One last planning tip: decide your scope before you start, because adding surfaces midway is what turns a tidy one-day bedroom into a multi-day project. If you commit to walls only, you can be done and sleeping in the room that night. If you decide halfway through to also do the ceiling, trim, and closet, each of those brings its own prep, coats, and drying window, and you have effectively signed up for a different job. Settle the scope first, then schedule the hours to match it.
Working time versus calendar time
The single biggest planning mistake is confusing hands-on hours with how long the room is actually out of use. A bedroom might only need 5 or 6 hours of real labor, but you cannot sleep in it until the second coat has dried and the smell has cleared. Those are two very different clocks.
Here is the gap in plain numbers. Active painting on an average walls-only bedroom runs about 4 to 6 hours. But you have to fit a 2 to 4 hour drying window in the middle for the first coat, and after the final coat the paint is dry to the touch in an hour yet still soft for another day. So a job with 6 hours of labor still ties up the room for the better part of a calendar day, and you should not move furniture back hard against fresh walls or hang pictures until the next morning.
This matters most when the bedroom is in use. If it is a child's room or the only guest room, plan to start early so the second coat is on by mid-afternoon and the room can air out overnight with a window cracked.

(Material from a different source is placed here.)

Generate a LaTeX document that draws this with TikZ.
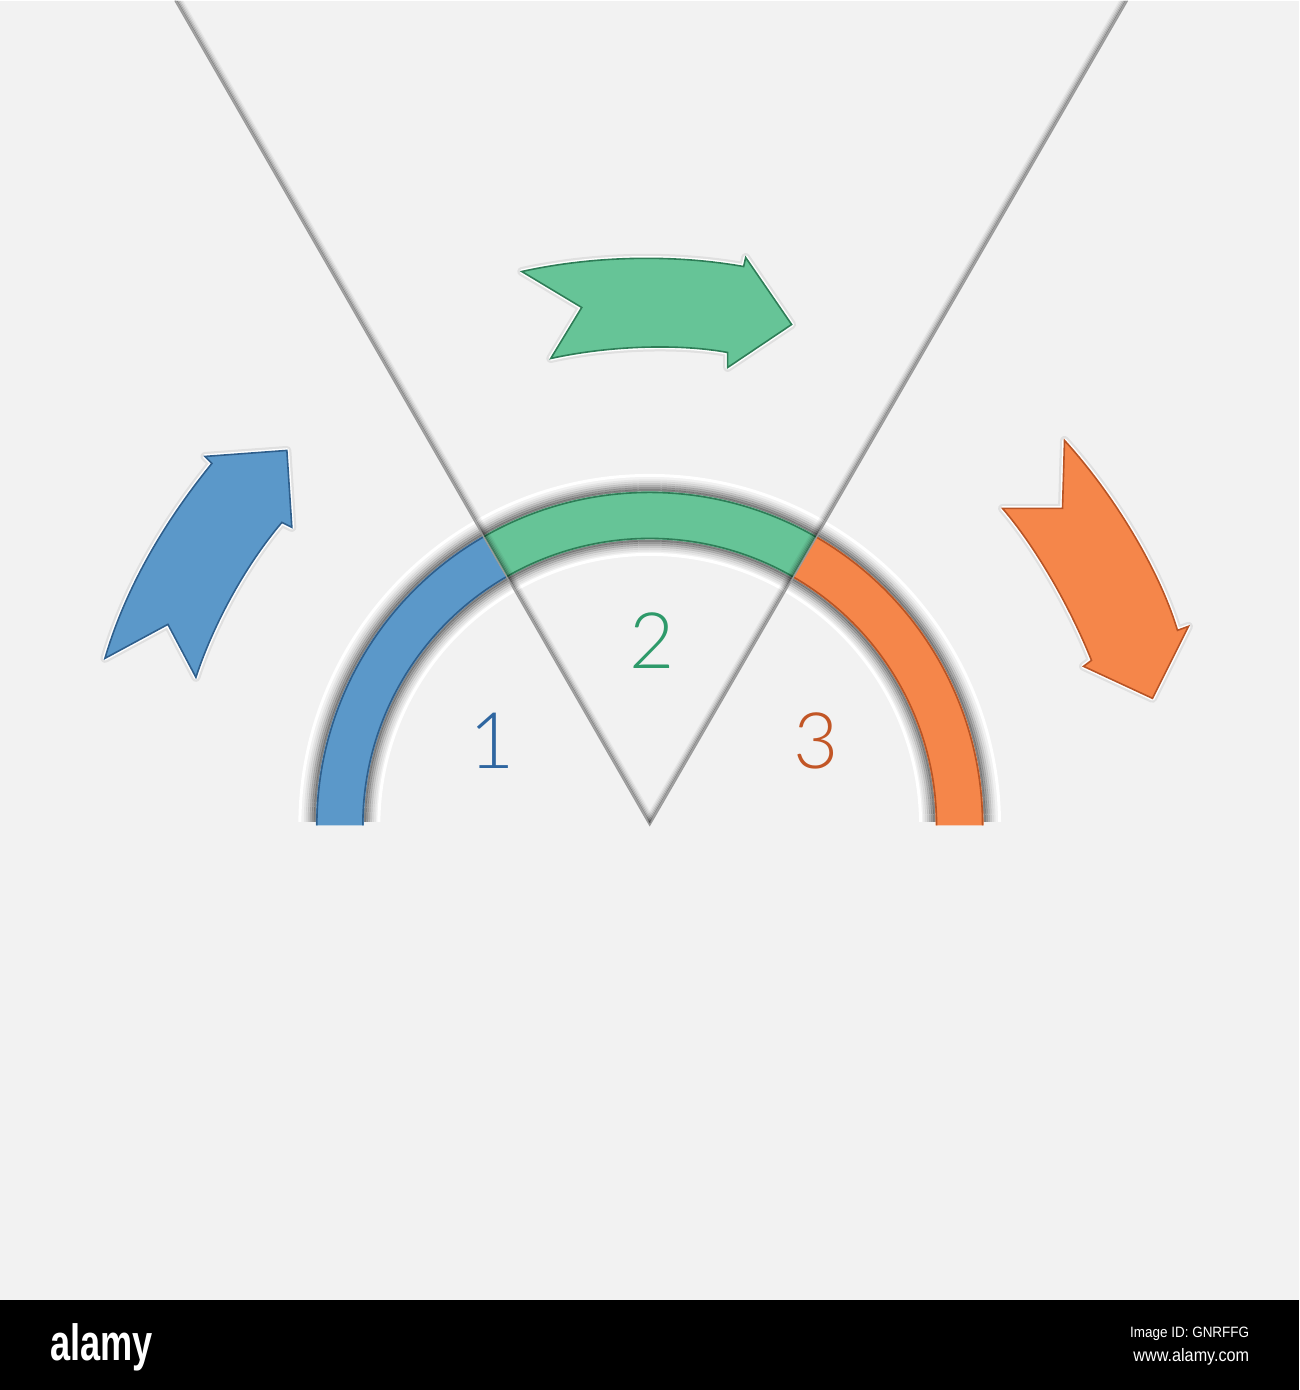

Skipping ahead and putting the bed back against a wall that is only touch-dry is how you end up with a fabric print pressed into the finish. The labor is half a day. The calendar commitment is a full day, and you should budget for it. The drying time between coats guide explains how temperature and humidity stretch that window further.
Ready to schedule it? Get a fast, no-pressure free painting estimate, or size the job yourself in two minutes with the painting estimate calculator. Knowing the timeline before you start is what keeps a one-day job from sprawling into a one-week project.
Frequently asked questions
How long does it take to paint a bedroom by yourself?
A solo DIY homeowner usually needs 1 to 2 days for an average bedroom, including prep, two coats, and drying time. First-timers should plan a full weekend so they are not rushing the second coat or the trim. Most of the calendar time is spent prepping and waiting for the first coat to dry, not actually rolling paint.
Can a bedroom be painted in one day?
Yes. A professional or a confident DIYer can paint an average bedroom in a single day if the prep is light and only two coats are needed. A two-person crew often finishes in half a day. The limiting factor is drying time between coats, so an early start lets the first coat dry while you cut in elsewhere.
How long should you wait between coats in a bedroom?
Most latex wall paints are ready to recoat in 2 to 4 hours, though humidity and cool temperatures stretch that out. Always check the can, and see our guide on drying time between coats. Recoating too early drags the wet film below and leaves streaks or peeling, which costs you far more time to fix than the wait would have.
Does a second coat add much time?
The second coat itself is faster than the first because the cut-in lines are already set and you are just refreshing coverage. Plan on 60 to 75 percent of the first-coat painting time, plus the mandatory drying wait beforehand. The real time cost of a second coat is the drying window, not the rolling.
What slows a bedroom paint job down the most?
Heavy prep is the usual culprit: lots of nail holes, peeling paint, a glossy surface that needs deglossing, or a dark color that needs an extra coat to cover. Detailed trim, multiple windows, and closet doors also add cut-in time. A clean, sound, walls-only repaint is the fastest possible bedroom.